Clima hostil desafia produtores de vinho - Temperatura mais alta muda teor alcoólico da bebida; em São Paulo, produção 'migra' - Está ficando monotemático. Mas não há como fugir. As irregularidades no clima também já afetam a produção de vinho mundo afora. E aqui não é diferente. A falta de previsibilidade desafia produtores de vinhos e dificulta a manutenção da vitivinicultura como a conhecemos hoje. Segundo especialistas, o aumento global da temperatura poderá ser sentido no paladar, e minimizar esse impacto é o desafio dos produtores.

"Temperaturas mais quentes fazem com que as uvas amadureçam mais rápido, resultando em mais açúcar na uva. Isso afeta o teor alcoólico, o nível de acidez e a cor do vinho", explica Henrique Pessoa dos Santos, pesquisador de fisiologia da produção da Embrapa Uva e Vinho, de Bento Gonçalves (RS).

A palavra-chave, diante desse cenário, é adaptação. "Produtores de vinho dos quatro cantos do mundo já pesquisam novos tipos de uva, diferentes janelas de colheita e alteração das regiões de plantio para preservar as características únicas que diferenciam as bebidas entre si", afirma Santos.

Vinhedos dependem de climas regionais específicos para produzir seus perfis de sabor característicos e, por isso, alguns tipos não conseguirão permanecer em sua região de origem. Vinhos 'tranquilos', por exemplo, dependem do clima mediterrâneo (caracterizado por verões quentes e secos e invernos suaves e úmidos), enquanto espumantes podem ser favorecidos com as mudanças atuais, de acordo com o especialista.

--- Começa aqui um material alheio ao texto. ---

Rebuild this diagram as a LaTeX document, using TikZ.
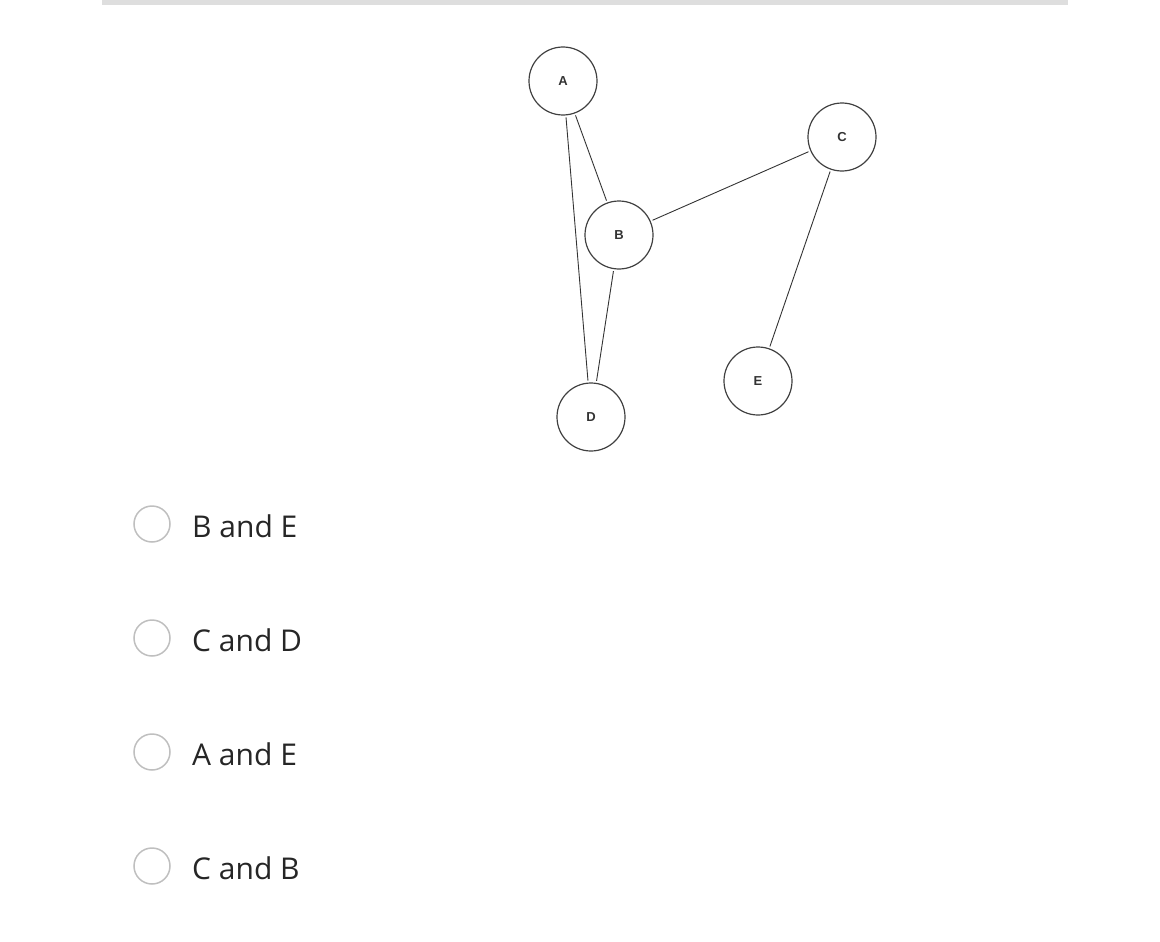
\documentclass[tikz,border=0pt]{standalone}
\usepackage{fontspec}
\setmainfont{Open Sans}
\setsansfont{Liberation Sans}
\begin{document}
\begin{tikzpicture}[x=1pt,y=-1pt,
  vert/.style={circle,draw=black!75,line width=1.2pt,minimum size=68pt,inner sep=0pt,font=\fontsize{13}{15}\selectfont\sffamily\bfseries,text=black!80},
  edge/.style={draw=black!80,line width=0.9pt,shorten <=2pt,shorten >=2pt},
  radio/.style={circle,draw=black!25,line width=1.5pt,minimum size=36pt,inner sep=0pt},
  opt/.style={anchor=west,inner sep=0pt,font=\fontsize{30}{34}\selectfont,text=black!85}]
\useasboundingbox (0,0) rectangle (1160,942);
\fill[black!13] (102,0) rectangle (1068,5);
\node[vert] (A) at (563,81) {A};
\node[vert] (C) at (842,137) {C};
\node[vert] (B) at (619,235) {B};
\node[vert] (E) at (758,381) {E};
\node[vert] (D) at (591,417) {D};
\draw[edge] (A) -- (B);
\draw[edge] (A) -- (D);
\draw[edge] (B) -- (D);
\draw[edge] (B) -- (C);
\draw[edge] (C) -- (E);
\node[radio] (r1) at (152,524) {};
\node[opt] (t1) at (192,526) {B and E};
\node[radio] (r2) at (152,638) {};
\node[opt] (t2) at (192,640) {C and D};
\node[radio] (r3) at (152,752) {};
\node[opt] (t3) at (192,754) {A and E};
\node[radio] (r4) at (152,866) {};
\node[opt] (t4) at (192,868) {C and B};
\end{tikzpicture}
\end{document}
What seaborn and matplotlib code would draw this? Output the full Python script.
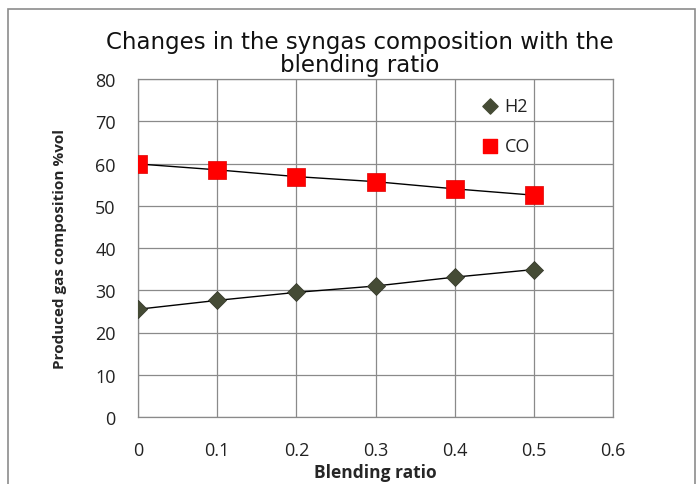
import matplotlib
matplotlib.use("Agg")
import matplotlib.pyplot as plt
import seaborn as sns
import pandas as pd

# values
blending_ratio = [0.0, 0.1, 0.2, 0.3, 0.4, 0.5]
h2 = [25.5, 27.6, 29.5, 31.0, 33.1, 34.9]
co = [59.9, 58.5, 56.9, 55.7, 54.0, 52.5]

x_ticks = [0, 0.1, 0.2, 0.3, 0.4, 0.5, 0.6]
x_tick_labels = ["0", "0.1", "0.2", "0.3", "0.4", "0.5", "0.6"]
y_ticks = [0, 10, 20, 30, 40, 50, 60, 70, 80]

df = pd.DataFrame({"ratio": blending_ratio, "H2": h2, "CO": co})

sns.set_style("white")
plt.rcParams["font.family"] = ["Open Sans", "DejaVu Sans"]

fig = plt.figure(figsize=(7, 4.85), dpi=100)
ax = fig.add_axes([138 / 700, 1 - 418 / 485, (613 - 138) / 700, (418 - 80) / 485])

# outer chart-area border
fig.patches.append(plt.Rectangle((8 / 700, -0.01), 687 / 700, 1 - 10 / 485 + 0.01,
                                 transform=fig.transFigure, fill=False,
                                 edgecolor="#8c8c8c", linewidth=1.2))

# connecting lines
sns.lineplot(data=df, x="ratio", y="H2", ax=ax, color="black", linewidth=1, legend=False)
sns.lineplot(data=df, x="ratio", y="CO", ax=ax, color="black", linewidth=1, legend=False)

# markers
sns.scatterplot(data=df, x="ratio", y="H2", ax=ax, marker="D", s=85,
                color="#454b35", edgecolor="#303326", linewidth=0.5, zorder=3)
sns.scatterplot(data=df, x="ratio", y="CO", ax=ax, marker="s", s=170,
                color="#ff0000", edgecolor="#e00000", linewidth=0.5, zorder=3)

ax.set_xlim(0, 0.6)
ax.set_ylim(0, 80)
ax.set_xticks(x_ticks)
ax.set_xticklabels(x_tick_labels)
ax.set_yticks(y_ticks)
ax.grid(True, color="#8a8a8a", linewidth=0.9)
ax.set_axisbelow(True)
for s in ax.spines.values():
    s.set_color("#8a8a8a")
    s.set_linewidth(0.9)
ax.tick_params(axis="both", labelsize=13, colors="#222222", length=4, direction="out")
ax.tick_params(axis="x", pad=13)
ax.tick_params(axis="y", pad=12)
ax.tick_params(axis="both", color="#8a8a8a")

ax.set_xlabel("Blending ratio", fontsize=12.5, fontweight="bold", labelpad=3)
ax.set_ylabel("Produced gas composition %vol", fontsize=11, fontweight="bold", labelpad=20)

fig.text(360 / 700, 1 - 54 / 485, "Changes in the syngas composition with the\nblending ratio",
         ha="center", va="center", fontsize=16.5, family=["DejaVu Sans"],
         linespacing=0.95, color="#111111")

# legend entries
ax.scatter([0.445], [73.6], marker="D", s=60, color="#454b35", clip_on=False, zorder=4)
ax.text(0.463, 73.6, "H2", fontsize=13, va="center", color="#222222")
ax.scatter([0.445], [64.2], marker="s", s=100, color="#ff0000", clip_on=False, zorder=4)
ax.text(0.463, 64.2, "CO", fontsize=13, va="center", color="#222222")

fig.savefig("out.png", dpi=100)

Não é apenas o aumento da temperatura que afeta a produção das uvas viníferas. Padrões climáticos voláteis incluem mudança na incidência de geadas e chuvas. Até mesmo dias nublados impactam a produção.

"Muitos dias nublados levam ao crescimento excessivo da planta e das folhas, por exemplo. Além disso, há a necessidade de horas mínimas de frio, antes do período de chuvas, para promover o período de dormência da planta e permitir que a brotação seja iniciada no tempo certo", acrescenta o pesquisador.

Dados da Embrapa apontam que, neste ano, os cultivos de vinho no Sul contaram com 229 horas de frio (7,2ºC), enquanto são necessárias 409 horas para dormência ideal da planta. Nesse cenário de alterações no clima, regiões que não eram tradicionais na produção de vinho começam a atrair investimentos, como é o caso da Alta Mogiana paulista, mais conhecida pela cafeicultura.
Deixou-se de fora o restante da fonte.